Having postponed walks planned for last Friday and last Monday, and abandoned this Friday’s plan to cycle the 47 mile Mary Towneley Loop, all due to the unseasonably cold weather and roads, bridleways and footpaths blocked with snowdrifts, we refused to curtail last night’s long planned evening walk.
I had in mind a walk from the Midland Hotel in Marple Bridge, to Strines via Roman Lakes, and back along the Macclesfield Canal towpath. But on arrival at the Midland I was reminded that the walk was supposed to be to Chadkirk. Oops! With no map and only a vague recollection of the route (I could do the expected Strines route blindfolded), our local representative, Graham, was pressed into action as leader.

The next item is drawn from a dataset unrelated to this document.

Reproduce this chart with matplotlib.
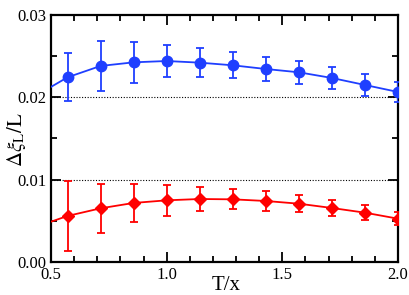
import matplotlib
matplotlib.use("Agg")
import matplotlib.pyplot as plt
from matplotlib.ticker import MultipleLocator, FormatStrFormatter

# temperatures T/x (first point lies outside the visible range)
t = [3/7, 4/7, 5/7, 6/7, 1.0, 8/7, 9/7, 10/7, 11/7, 12/7, 13/7, 2.0]

blue_y = [0.0201, 0.02243, 0.02381, 0.02425, 0.02441, 0.02421, 0.02389,
          0.02344, 0.02304, 0.02235, 0.02150, 0.02065]
blue_err = [0.0030, 0.0029, 0.0030, 0.0025, 0.0020, 0.0018, 0.0016,
            0.0015, 0.0014, 0.0013, 0.0013, 0.00125]

red_y = [0.0042, 0.00559, 0.00652, 0.00717, 0.00749, 0.00765, 0.00761,
         0.00741, 0.00708, 0.00656, 0.00599, 0.00526]
red_err = [0.0045, 0.0042, 0.0030, 0.0023, 0.0019, 0.0015, 0.0012,
           0.0012, 0.0010, 0.0010, 0.0009, 0.0008]

plt.rcParams['font.family'] = ['Liberation Serif', 'DejaVu Serif']
plt.rcParams['mathtext.fontset'] = 'stix'

fig = plt.figure(figsize=(4.09, 2.95), dpi=100)
ax = fig.add_axes([0.1247, 0.1119, 0.8483, 0.8373])

for yref in (0.01, 0.02):
    ax.axhline(yref, color='black', lw=0.8, ls=(0, (1, 1.5)), zorder=1)

ax.errorbar(t, blue_y, yerr=blue_err, color='#1f3fff', marker='o', ms=7.5,
            lw=1.3, elinewidth=1.3, capsize=3, capthick=1.3, zorder=3)
ax.errorbar(t, red_y, yerr=red_err, color='#ff0000', marker='D', ms=6,
            lw=1.3, elinewidth=1.3, capsize=3, capthick=1.3, zorder=3)

ax.set_xlim(0.5, 2.0)
ax.set_ylim(0.0, 0.03)
ax.xaxis.set_major_locator(MultipleLocator(0.5))
ax.xaxis.set_minor_locator(MultipleLocator(0.1))
ax.yaxis.set_major_locator(MultipleLocator(0.01))
ax.yaxis.set_minor_locator(MultipleLocator(0.005))
ax.xaxis.set_major_formatter(FormatStrFormatter('%.1f'))
ax.yaxis.set_major_formatter(FormatStrFormatter('%.2f'))
ax.tick_params(which='both', direction='in', top=True, right=True,
               labelsize=12, width=1.3)
ax.tick_params(which='major', length=7)
ax.tick_params(which='minor', length=4)
for s in ax.spines.values():
    s.set_linewidth(1.6)

fig.text(226 / 409, 1 - 285 / 295, 'T/x', fontsize=15, ha='center', va='center')
fig.text(17 / 409, 1 - 140 / 295, r'$\Delta\xi_\mathrm{L}/\mathrm{L}$',
         fontsize=15, rotation=90, ha='center', va='center')

fig.savefig('out.png', dpi=100)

He was keen to show us a new bridge over the River Goyt, but he wasn’t quite sure where it was. So we set off by heading up to the canal (where I switched on my Garmin gadget – see route below) and proceeding along the pleasantly dry towpath for a few kilometres. The cold easterly wind was behind us, and the route was fairly sheltered, so it was a pleasure to be out. There was supposed to be a pretty full moon, but sadly it hid behind a low bank of cloud until after we had finished the walk. Nevertheless, Marple’s ambient light and the beams from a variety of sources from security lights to aircraft headlamps made our own head torches completely redundant.
After negotiating a tunnel, some dog walkers, and a brightly lit but pedestrian cyclist, we arrived at some steep steps down to Chadkirk. There’s an old chapel here, but we missed it today. This is the point at which one of my 40 mile bike circuits from Timperley leaves the Trans Pennine Trail and joins the Cheshire Ring, so I briefly recognised the location.

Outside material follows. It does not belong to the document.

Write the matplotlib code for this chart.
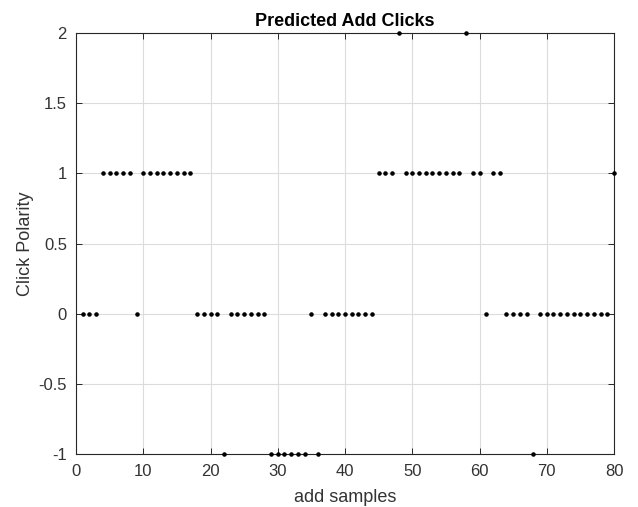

Anyway, Graham led us confidently on to a plethora of new signposts, one of which directed us to a point known to be on the other side of the formerly unbridged river.

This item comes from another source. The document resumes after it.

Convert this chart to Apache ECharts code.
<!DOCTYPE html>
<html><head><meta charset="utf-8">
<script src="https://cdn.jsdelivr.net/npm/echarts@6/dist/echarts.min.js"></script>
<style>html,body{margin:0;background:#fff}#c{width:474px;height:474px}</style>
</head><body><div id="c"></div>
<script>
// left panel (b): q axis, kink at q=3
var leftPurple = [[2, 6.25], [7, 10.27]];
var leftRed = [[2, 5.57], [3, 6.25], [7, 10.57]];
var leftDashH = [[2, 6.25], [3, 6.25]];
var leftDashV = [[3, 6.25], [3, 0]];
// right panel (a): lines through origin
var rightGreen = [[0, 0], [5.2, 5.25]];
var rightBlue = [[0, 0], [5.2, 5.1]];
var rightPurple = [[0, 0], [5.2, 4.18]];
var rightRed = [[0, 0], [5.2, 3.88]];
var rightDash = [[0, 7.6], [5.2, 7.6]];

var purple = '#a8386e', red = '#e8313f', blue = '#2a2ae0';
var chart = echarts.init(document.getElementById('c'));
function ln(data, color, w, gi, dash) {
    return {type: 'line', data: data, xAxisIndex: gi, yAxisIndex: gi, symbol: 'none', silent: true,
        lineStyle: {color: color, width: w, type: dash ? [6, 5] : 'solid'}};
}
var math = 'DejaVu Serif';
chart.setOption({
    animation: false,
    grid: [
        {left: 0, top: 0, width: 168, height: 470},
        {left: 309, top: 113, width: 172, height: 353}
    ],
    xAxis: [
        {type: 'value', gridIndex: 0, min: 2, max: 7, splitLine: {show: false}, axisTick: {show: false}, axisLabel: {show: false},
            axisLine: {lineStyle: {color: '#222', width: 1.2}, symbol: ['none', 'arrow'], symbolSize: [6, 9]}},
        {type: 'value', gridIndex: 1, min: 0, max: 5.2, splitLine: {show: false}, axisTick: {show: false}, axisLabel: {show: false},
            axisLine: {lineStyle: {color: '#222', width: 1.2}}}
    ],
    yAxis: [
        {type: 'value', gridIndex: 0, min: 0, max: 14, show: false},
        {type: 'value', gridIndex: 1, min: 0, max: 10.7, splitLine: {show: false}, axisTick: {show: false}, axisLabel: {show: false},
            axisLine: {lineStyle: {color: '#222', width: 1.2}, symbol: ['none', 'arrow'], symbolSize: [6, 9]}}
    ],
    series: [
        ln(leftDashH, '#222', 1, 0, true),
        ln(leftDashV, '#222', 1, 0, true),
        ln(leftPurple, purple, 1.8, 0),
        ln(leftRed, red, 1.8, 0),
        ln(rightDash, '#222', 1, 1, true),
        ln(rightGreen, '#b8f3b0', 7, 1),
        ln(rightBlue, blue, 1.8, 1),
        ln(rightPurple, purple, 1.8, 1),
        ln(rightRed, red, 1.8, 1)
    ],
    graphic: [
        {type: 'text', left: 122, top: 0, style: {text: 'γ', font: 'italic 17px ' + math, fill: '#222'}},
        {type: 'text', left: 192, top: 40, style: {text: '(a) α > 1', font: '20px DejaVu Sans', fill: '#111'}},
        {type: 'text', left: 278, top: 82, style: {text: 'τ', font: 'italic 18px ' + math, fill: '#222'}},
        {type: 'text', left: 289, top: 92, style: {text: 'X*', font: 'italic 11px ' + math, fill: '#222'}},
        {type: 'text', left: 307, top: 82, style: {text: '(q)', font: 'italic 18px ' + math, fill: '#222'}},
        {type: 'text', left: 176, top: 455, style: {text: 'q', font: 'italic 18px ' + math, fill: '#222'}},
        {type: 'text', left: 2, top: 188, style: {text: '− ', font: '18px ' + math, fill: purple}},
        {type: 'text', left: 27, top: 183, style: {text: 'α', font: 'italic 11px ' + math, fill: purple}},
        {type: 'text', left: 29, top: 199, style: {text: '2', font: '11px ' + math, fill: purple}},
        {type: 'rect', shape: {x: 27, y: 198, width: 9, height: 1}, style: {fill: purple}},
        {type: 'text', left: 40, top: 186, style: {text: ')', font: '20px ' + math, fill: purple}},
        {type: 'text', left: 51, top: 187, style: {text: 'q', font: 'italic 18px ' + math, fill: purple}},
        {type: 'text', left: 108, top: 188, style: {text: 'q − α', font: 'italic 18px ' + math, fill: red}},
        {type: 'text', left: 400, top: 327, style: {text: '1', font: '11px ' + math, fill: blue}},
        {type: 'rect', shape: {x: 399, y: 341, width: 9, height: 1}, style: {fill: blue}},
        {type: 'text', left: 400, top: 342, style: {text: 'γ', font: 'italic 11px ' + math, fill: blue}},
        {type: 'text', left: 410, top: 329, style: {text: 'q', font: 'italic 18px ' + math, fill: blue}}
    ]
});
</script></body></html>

“It must be that way” asserted Graham. And it was. A wide new track brought us to the impressive bridge over the River Goyt on which my three companions on this pleasant evening are pictured above.
To be honest, I think I could have found my way thus far, but Graham’s local knowledge of the paths and ginnels that jinked their way back to the heaving chunks of humanity in the crowded bar of the Midland Hotel was really quite handy.
The route is shown below – very pleasant for a short excursion, evening or otherwise – click on the image to get a bigger one that you stand a chance of reading! It was 7.5 km, with 100 metres ascent. Allow 1.5 to 2 hours.
Our next evening walk should at least start in daylight – it’s on 25 April and will see us summiting Lantern Pike from the Pack Horse in Hayfield. We should be able to find the way. All are welcome.